The leader of the Burmese army at the time, Ne Win seized power from the post-war elected civilian government, and the resulting military regime was welcomed by the populace. Emma Larkin [Finding George Orwell in Burma (New York: The Penguin Group, 2011)] describes what developed from there:
Many older people I spoke with remembered a sense of relief as the army brought the country back under control. But, as with the pigs in Animal Farm, it gradually became clear that Ne Win was no benevolent leader. He launched what he called 'The Burmese Way to Socialism', a heady and disastrous mix of Marxism and Buddhism. All other political parties were outlawed, and Ne Win's opponents were imprisoned. All private businesses were declared state property. Many foreigners living in Burma, mostly Indian and Chinese merchants, were stripped of their assets and fled or were forced to leave as the country sealed itself off from the outside world. Military men with no business experience were put in charge of Burma's industry and agriculture. Before long they had depleted the country's foreign reserves and were unable to import necessities--spare parts for machinery, or even toothbrushes. The shelves in the shops were soon empty, and people were reduced to queuing for rations of cooking oil and rice. Ne Win and his military had transformed Burma--a country abundant in natural resources--into a wasteland. After twenty-five years of Ne Win's rule, a year before the 1988 uprising, the United Nations declared Burma one of the world's least developed countries, along with ten other countries mostly located in sub-Saharan Africa. [Ibid., p. 109f]This pattern--socialist dictatorship leading to rapid economic ruination and socio-economic degradation of citizens--has been seen repeatedly throughout the past one hundred years. The pattern was seen, for example, in the post-WWII "republics" of Eastern Europe, with nations like Albania and Romania being ground down to impoverishment--rapidly so. It is not a matter of race, nor culture. The pattern has repeated itself from Bhutan through to the Soviet Union, and all races and cultures in between.

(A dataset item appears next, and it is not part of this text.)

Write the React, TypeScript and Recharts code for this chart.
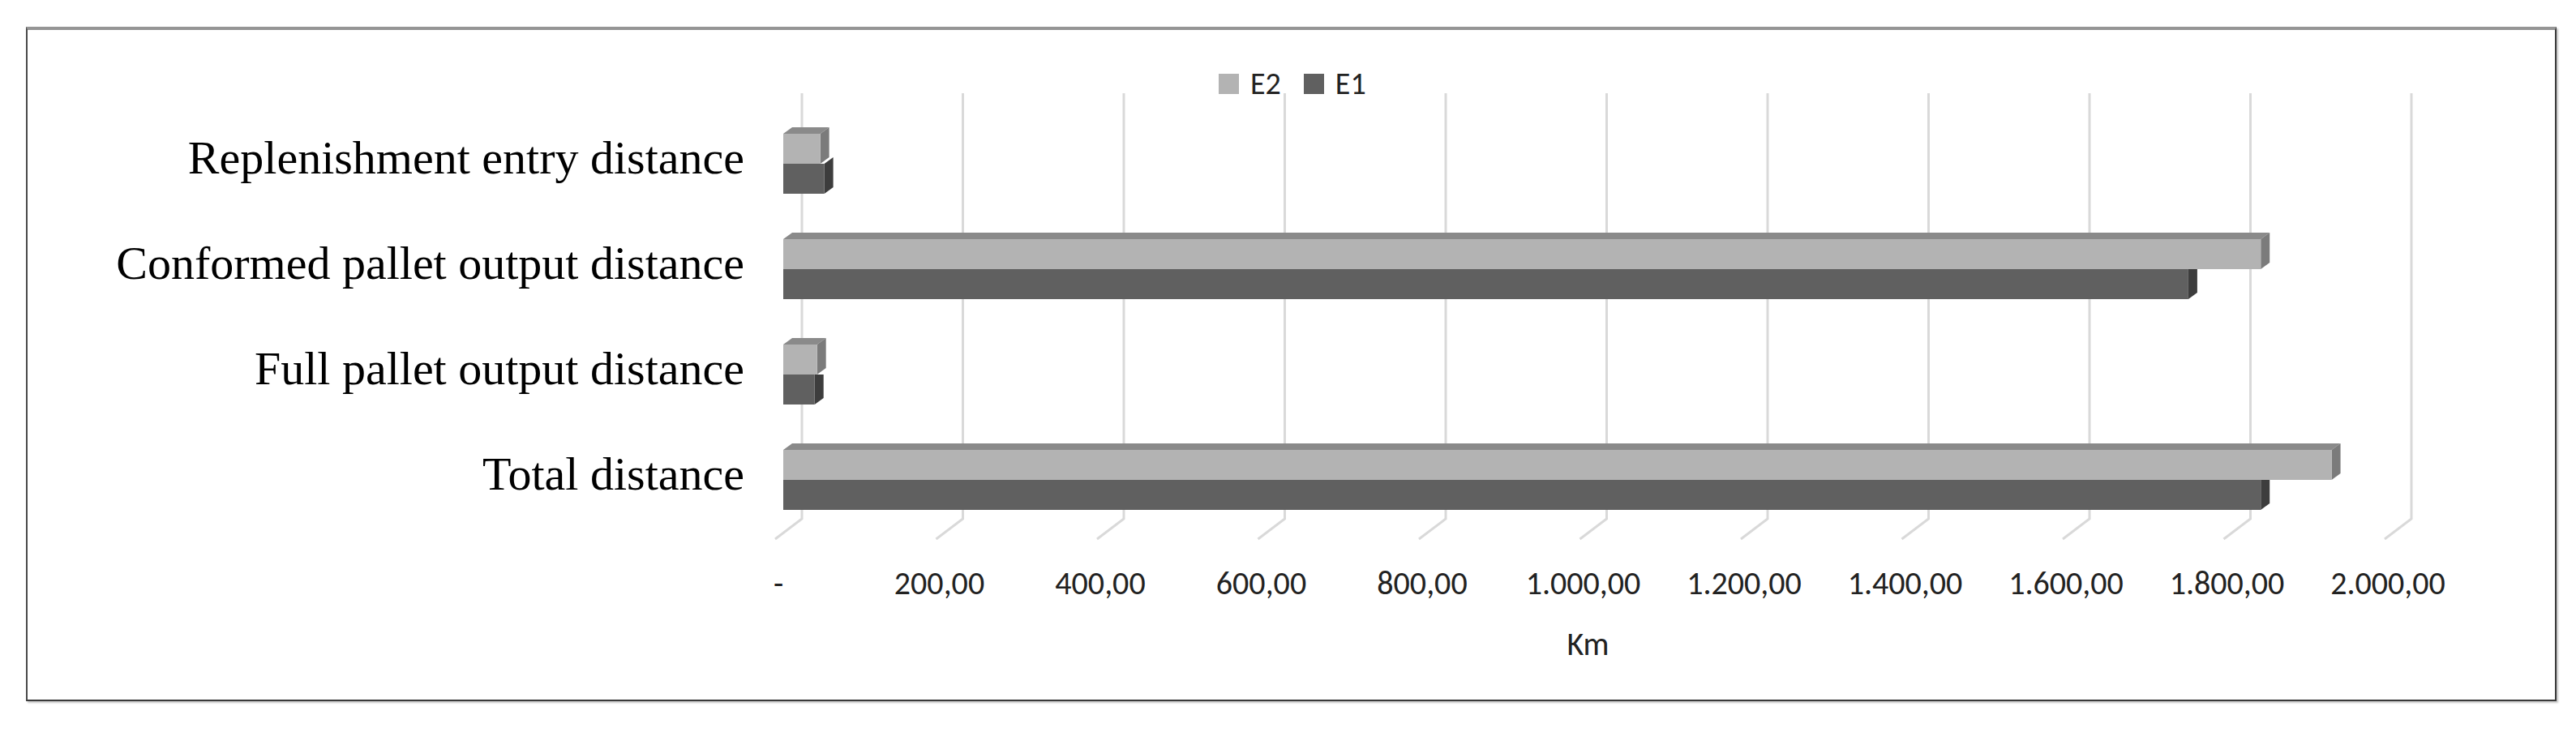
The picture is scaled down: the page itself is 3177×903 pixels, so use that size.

But there remains an ethic or philosophical principle common to all these examples: all have a tyrannical, absolutist civil government whose authority is self-asserted to be above God and above any law but its own. When men, who eat, urinate, and defecate like every other human set themselves up as gods and not men, cruelty, oppression, death, poverty and devastation follow in their wake. And these consequences follow rapidly--within a generation.